▶ CHALLENGE
Give back, exactly as it appears, the run of lines opening with the one containing "Reproduce this chart" and closing with the one containing "import * as". Nothing outside that run should appear.

▶ RECORDS SUPPLIED
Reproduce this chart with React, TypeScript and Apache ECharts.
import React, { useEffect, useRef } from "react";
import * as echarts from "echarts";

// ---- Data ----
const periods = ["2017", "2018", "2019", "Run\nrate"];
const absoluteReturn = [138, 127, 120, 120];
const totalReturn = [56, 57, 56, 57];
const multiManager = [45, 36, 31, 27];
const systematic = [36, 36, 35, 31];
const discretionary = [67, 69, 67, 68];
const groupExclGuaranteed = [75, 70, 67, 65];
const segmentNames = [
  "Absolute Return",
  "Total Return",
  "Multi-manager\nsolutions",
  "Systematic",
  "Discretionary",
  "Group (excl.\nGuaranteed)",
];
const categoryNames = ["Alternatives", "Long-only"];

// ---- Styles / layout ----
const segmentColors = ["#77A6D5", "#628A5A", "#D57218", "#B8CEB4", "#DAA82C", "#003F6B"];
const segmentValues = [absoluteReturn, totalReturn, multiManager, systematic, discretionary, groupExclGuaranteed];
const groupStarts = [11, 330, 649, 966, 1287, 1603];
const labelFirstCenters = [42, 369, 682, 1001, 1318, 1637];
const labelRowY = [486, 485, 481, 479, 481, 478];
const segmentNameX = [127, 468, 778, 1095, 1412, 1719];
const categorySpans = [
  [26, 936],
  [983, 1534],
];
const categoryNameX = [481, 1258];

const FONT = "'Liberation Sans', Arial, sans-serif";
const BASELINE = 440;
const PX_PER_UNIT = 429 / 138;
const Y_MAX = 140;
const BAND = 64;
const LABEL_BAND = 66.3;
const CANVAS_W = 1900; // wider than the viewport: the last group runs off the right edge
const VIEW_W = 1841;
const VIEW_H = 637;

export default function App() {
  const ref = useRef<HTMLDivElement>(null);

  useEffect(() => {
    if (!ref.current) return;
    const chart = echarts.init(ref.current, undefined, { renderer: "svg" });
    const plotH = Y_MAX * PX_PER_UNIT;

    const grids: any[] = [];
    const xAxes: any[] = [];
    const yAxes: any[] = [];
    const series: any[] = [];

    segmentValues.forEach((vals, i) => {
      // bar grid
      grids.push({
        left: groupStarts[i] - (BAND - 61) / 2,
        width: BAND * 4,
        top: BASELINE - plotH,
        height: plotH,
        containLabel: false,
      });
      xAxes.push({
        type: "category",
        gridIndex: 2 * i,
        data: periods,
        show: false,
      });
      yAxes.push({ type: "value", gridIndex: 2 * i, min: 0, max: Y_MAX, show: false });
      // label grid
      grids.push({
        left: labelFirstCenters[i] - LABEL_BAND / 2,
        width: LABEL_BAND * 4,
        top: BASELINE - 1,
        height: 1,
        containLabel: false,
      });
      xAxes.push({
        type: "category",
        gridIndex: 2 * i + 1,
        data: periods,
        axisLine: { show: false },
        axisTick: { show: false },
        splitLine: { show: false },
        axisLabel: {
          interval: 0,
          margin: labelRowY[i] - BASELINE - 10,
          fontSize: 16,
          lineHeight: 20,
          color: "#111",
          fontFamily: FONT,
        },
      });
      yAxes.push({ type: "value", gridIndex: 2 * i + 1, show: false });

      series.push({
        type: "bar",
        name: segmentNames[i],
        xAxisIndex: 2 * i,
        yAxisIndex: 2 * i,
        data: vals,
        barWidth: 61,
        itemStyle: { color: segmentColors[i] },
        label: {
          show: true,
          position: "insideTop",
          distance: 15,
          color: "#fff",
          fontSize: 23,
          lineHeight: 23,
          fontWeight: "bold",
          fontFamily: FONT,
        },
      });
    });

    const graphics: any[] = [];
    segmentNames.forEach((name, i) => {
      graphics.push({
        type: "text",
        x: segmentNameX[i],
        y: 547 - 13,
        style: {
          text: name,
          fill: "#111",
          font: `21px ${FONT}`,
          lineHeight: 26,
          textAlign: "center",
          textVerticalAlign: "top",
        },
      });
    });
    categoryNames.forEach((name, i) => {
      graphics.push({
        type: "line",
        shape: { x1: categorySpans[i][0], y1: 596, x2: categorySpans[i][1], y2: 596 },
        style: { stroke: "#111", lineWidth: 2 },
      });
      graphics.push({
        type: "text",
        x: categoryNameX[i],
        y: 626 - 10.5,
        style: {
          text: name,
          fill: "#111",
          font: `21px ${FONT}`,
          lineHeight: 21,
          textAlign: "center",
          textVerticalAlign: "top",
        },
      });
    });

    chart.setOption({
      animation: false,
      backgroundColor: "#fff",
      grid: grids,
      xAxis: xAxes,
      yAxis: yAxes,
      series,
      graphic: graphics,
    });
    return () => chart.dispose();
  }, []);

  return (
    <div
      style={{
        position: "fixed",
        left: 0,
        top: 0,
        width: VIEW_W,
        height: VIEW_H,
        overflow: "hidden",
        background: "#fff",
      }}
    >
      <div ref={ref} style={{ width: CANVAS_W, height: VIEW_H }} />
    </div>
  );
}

---

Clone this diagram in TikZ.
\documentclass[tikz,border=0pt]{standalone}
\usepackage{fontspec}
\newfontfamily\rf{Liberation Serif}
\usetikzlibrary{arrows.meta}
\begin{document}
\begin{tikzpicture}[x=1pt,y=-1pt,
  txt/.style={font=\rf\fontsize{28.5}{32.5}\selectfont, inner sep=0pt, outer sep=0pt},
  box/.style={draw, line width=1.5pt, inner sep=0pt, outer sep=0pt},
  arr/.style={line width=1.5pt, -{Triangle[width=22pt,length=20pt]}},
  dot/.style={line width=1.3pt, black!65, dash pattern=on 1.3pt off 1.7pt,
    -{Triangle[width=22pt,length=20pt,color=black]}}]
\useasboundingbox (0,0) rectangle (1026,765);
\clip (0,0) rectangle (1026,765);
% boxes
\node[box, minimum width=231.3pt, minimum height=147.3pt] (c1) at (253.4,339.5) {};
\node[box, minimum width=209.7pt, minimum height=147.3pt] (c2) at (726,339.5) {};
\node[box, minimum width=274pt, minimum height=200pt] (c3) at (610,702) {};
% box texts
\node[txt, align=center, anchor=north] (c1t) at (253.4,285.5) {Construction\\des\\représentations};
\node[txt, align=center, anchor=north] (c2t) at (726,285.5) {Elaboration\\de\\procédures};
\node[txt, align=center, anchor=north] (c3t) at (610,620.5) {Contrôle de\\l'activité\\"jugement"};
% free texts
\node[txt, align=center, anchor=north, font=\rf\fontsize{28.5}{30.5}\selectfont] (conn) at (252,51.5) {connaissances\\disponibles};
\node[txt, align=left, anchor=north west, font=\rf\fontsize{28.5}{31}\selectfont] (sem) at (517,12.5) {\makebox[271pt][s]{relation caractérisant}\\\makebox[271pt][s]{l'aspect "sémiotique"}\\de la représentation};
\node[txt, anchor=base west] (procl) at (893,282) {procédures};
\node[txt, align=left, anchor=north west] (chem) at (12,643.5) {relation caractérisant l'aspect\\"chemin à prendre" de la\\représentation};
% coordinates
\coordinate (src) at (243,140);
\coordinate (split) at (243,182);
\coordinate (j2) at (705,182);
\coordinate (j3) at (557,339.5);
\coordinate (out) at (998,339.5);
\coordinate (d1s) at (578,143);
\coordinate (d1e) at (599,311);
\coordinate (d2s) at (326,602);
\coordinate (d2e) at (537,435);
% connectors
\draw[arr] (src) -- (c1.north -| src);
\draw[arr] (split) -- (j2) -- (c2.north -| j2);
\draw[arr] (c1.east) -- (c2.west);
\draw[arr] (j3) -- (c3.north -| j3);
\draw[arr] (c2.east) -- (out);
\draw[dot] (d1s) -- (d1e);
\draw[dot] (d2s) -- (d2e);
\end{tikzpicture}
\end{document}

---

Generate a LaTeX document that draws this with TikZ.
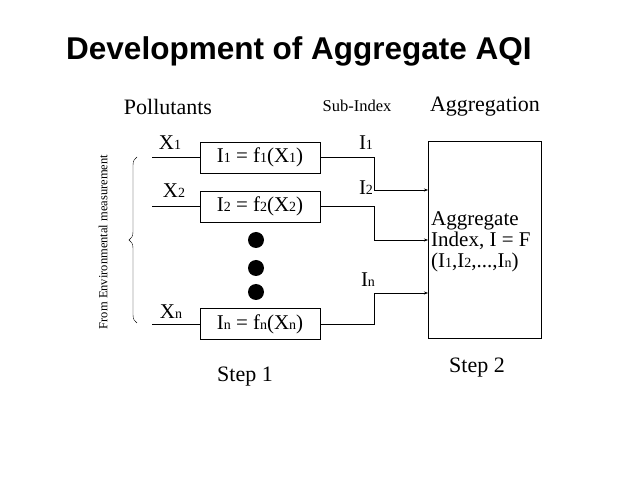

▶ OUTPUT BELOW
Reproduce this chart with React, TypeScript and Apache ECharts.
import React, { useEffect, useRef } from "react";
import * as echarts from "echarts";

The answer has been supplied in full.